Si se acepta este sofisma como una verdad, todo se hace más simple y más cristalino. Al menos en apariencia. Pero así ya no es necesario ver más lejos, leer algún libro o escuchar a alguien que sabe más que uno.

Hay otra categoría, que se encuentra no solo entre la gente que no quiere pensar, sino también entre la gente que sabe pensar pero no tiene ganas. O que prefiere hacer trampas. Es una práctica que lleva adelante también gente formada, leída, con herramientas para pensar. Hasta hay gente de bien que anda por la vida pregonando tremendas conclusiones sobre el amor y la familia, incluidos sus promocionados finales, porque en el reparto les tocó casarse con una bruja o con un pelotudo, que los hay los hay.

A ustedes yo les aconsejarían usar este sistema de argumento. En caso de verse demolido en un debate de sobremesa, por ejemplo. Es que es muy difícil de rebatir. Como lo es para nosotros cada vez que escuchamos al taxista decir que el problema de este país son los que quieren vivir de un plan y nos señala con la mano a un montón de gente que pide planes.

Aclaro, si van a usar esta técnica, no la compliquen. Cuanto más elemental, más difícil de rebatir. Cuanto más obvia, más fácil de hacérsela creer a los vagos para pensar. Y lo bueno es que la lista de temas es casi infinita. Se puede usar ante las decepciones con la política, con cuestiones de familia, de amor, amistad, y un largo etcétera.

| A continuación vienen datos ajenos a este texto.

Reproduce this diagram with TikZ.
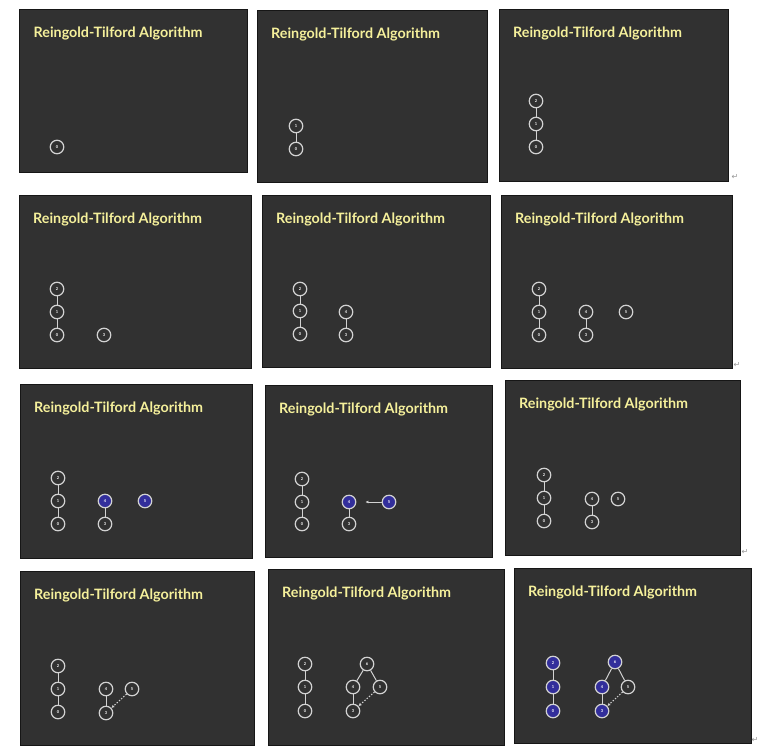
\documentclass[tikz,border=0pt]{standalone}
\usepackage{fontspec}
\setsansfont{Lato}
\newfontfamily\markfont{DejaVu Sans}
\usetikzlibrary{arrows.meta}
\definecolor{slidebg}{RGB}{49,49,49}
\definecolor{slideedge}{RGB}{22,22,22}
\definecolor{titlecol}{RGB}{245,240,155}
\definecolor{ringcol}{RGB}{210,210,210}
\definecolor{hlcol}{RGB}{50,46,155}
\definecolor{markcol}{RGB}{150,150,150}
\tikzstyle{slide}=[fill=slidebg,draw=slideedge,line width=0.8pt]
\tikzstyle{slidetitle}=[anchor=base west,inner sep=0pt,text=titlecol,font=\sffamily\bfseries\fontsize{14.3}{16}\selectfont]
\tikzstyle{vtx}=[circle,draw=ringcol,fill=slidebg,line width=1.2pt,minimum size=13.5pt,inner sep=0pt,text=white,font=\sffamily\bfseries\fontsize{4}{4}\selectfont]
\tikzstyle{vtxhl}=[vtx,fill=hlcol]
\tikzstyle{link}=[draw=ringcol,line width=1pt]
\tikzstyle{thread}=[link,dash pattern=on 1.5pt off 1.5pt,-{Latex[length=3pt,width=3pt]}]
\tikzstyle{pilcrow}=[text=markcol,font=\markfont\fontsize{8}{8}\selectfont,inner sep=0pt]
\newcommand{\drawslide}[3]{% title name, width, height
	\path[slide] (0,0) rectangle (#2,#3);
	\node[slidetitle] (#1) at (14,28.5) {Reingold-Tilford Algorithm};
}
\newcommand{\linkall}[2][]{
	\foreach \u/\v in {#2}{
		\draw[link,#1] (\u) -- (\v);
	}
}

\begin{document}
\begin{tikzpicture}[x=1pt,y=-1pt]
\useasboundingbox[fill=white] (0,0) rectangle (759,755);
% 1: root alone
\begin{scope}[shift={(19.5,9)}]
\drawslide{ta}{227.5}{163}
\node[vtx] (a0) at (37.5,138) {0};
\end{scope}

% 2: 1 above 0
\begin{scope}[shift={(257,10)}]
\drawslide{tb}{230}{172}
\node[vtx] (b0) at (39,139) {0};
\node[vtx] (b1) at (39,116) {1};
\linkall{b1/b0}
\end{scope}

% 3: left chain 2-1-0
\begin{scope}[shift={(499,9)}]
\drawslide{tc}{229}{172}
\node[vtx] (c0) at (37,138) {0};
\node[vtx] (c1) at (37,115) {1};
\node[vtx] (c2) at (37,92) {2};
\linkall{c2/c1,c1/c0}
\end{scope}
\node[pilcrow] (mc) at (735,177) {↵};

% 4: leaf 3
\begin{scope}[shift={(19,195)}]
\drawslide{td}{232}{173}
\node[vtx] (d0) at (38,140) {0};
\node[vtx] (d1) at (38,117) {1};
\node[vtx] (d2) at (38,94) {2};
\node[vtx] (d3) at (85,140) {3};
\linkall{d2/d1,d1/d0}
\end{scope}

% 5: 4 over 3
\begin{scope}[shift={(262,195)}]
\drawslide{te}{228}{172}
\node[vtx] (e0) at (38,139) {0};
\node[vtx] (e1) at (38,116) {1};
\node[vtx] (e2) at (38,94) {2};
\node[vtx] (e3) at (84,140) {3};
\node[vtx] (e4) at (84,117) {4};
\linkall{e2/e1,e1/e0,e4/e3}
\end{scope}

% 6: leaf 5
\begin{scope}[shift={(501,195)}]
\drawslide{tf}{231}{173}
\node[vtx] (f0) at (38,140) {0};
\node[vtx] (f1) at (38,117) {1};
\node[vtx] (f2) at (38,94) {2};
\node[vtx] (f3) at (85,140) {3};
\node[vtx] (f4) at (85,117) {4};
\node[vtx] (f5) at (125,117) {5};
\linkall{f2/f1,f1/f0,f4/f3}
\end{scope}
\node[pilcrow] (mf) at (737,365) {↵};

% 7: 4 and 5 marked
\begin{scope}[shift={(20,384)}]
\drawslide{tg}{232}{174}
\node[vtx] (g0) at (38,140) {0};
\node[vtx] (g1) at (38,117) {1};
\node[vtx] (g2) at (38,94) {2};
\node[vtx] (g3) at (85,140) {3};
\node[vtxhl] (g4) at (85,117) {4};
\node[vtxhl] (g5) at (125,117) {5};
\linkall{g2/g1,g1/g0,g4/g3}
\end{scope}

% 8: shift 5 towards 4
\begin{scope}[shift={(265,385)}]
\drawslide{th}{227}{172}
\node[vtx] (h0) at (37,139) {0};
\node[vtx] (h1) at (37,117) {1};
\node[vtx] (h2) at (37,94) {2};
\node[vtx] (h3) at (84,139) {3};
\node[vtxhl] (h4) at (84,117) {4};
\node[vtxhl] (h5) at (124,117) {5};
\linkall{h2/h1,h1/h0,h4/h3}
\draw[link,-{Latex[length=3pt,width=3pt]},shorten >=9pt] (h5) -- (h4);
\end{scope}

% 9: 5 moved in
\begin{scope}[shift={(505,380)}]
\drawslide{ti}{235}{175}
\node[vtx] (i0) at (39,141) {0};
\node[vtx] (i1) at (39,118) {1};
\node[vtx] (i2) at (39,95) {2};
\node[vtx] (i3) at (87,142) {3};
\node[vtx] (i4) at (87,119) {4};
\node[vtx] (i5) at (113,119) {5};
\linkall{i2/i1,i1/i0,i4/i3}
\end{scope}
\node[pilcrow] (mi) at (745,552) {↵};

% 10: thread 5 -> 3
\begin{scope}[shift={(20,571)}]
\drawslide{tj}{234}{174}
\node[vtx] (j0) at (38,141) {0};
\node[vtx] (j1) at (38,118) {1};
\node[vtx] (j2) at (38,95) {2};
\node[vtx] (j3) at (86,142) {3};
\node[vtx] (j4) at (86,118) {4};
\node[vtx] (j5) at (112,118) {5};
\linkall{j2/j1,j1/j0,j4/j3}
\draw[thread] (j5) -- (j3);
\end{scope}

% 11: parent 6
\begin{scope}[shift={(268,569)}]
\drawslide{tk}{236}{176}
\node[vtx] (k0) at (37,142) {0};
\node[vtx] (k1) at (37,118) {1};
\node[vtx] (k2) at (37,95) {2};
\node[vtx] (k3) at (85,142) {3};
\node[vtx] (k4) at (85,118) {4};
\node[vtx] (k5) at (112,118) {5};
\node[vtx] (k6) at (99,95) {6};
\linkall{k2/k1,k1/k0,k4/k3,k6/k4,k6/k5}
\draw[thread] (k5) -- (k3);
\end{scope}

% 12: contours marked
\begin{scope}[shift={(514,568)}]
\drawslide{tl}{237}{175}
\node[vtxhl] (l0) at (39,143) {0};
\node[vtxhl] (l1) at (39,119) {1};
\node[vtxhl] (l2) at (39,95) {2};
\node[vtxhl] (l3) at (88,143) {3};
\node[vtxhl] (l4) at (88,119) {4};
\node[vtx] (l5) at (114,119) {5};
\node[vtxhl] (l6) at (101,94) {6};
\linkall{l2/l1,l1/l0,l4/l3,l6/l4,l6/l5}
\draw[thread] (l5) -- (l3);
\end{scope}
\node[pilcrow] (ml) at (755,740) {↵};
\end{tikzpicture}
\end{document}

Y por último vaya mi cariño a todos los taxistas por haberlos usado de ejemplo. Es que me tocaron dos seguidos con el mismo discurso y me dejaron la pelota picando. Les prometo que la próxima vez pido un remise. O mejor camino con los auriculares puestos para no escuchar a los resentidos que se creen dueños de la verdad. Y ahora no me estoy refiriendo a los taxistas.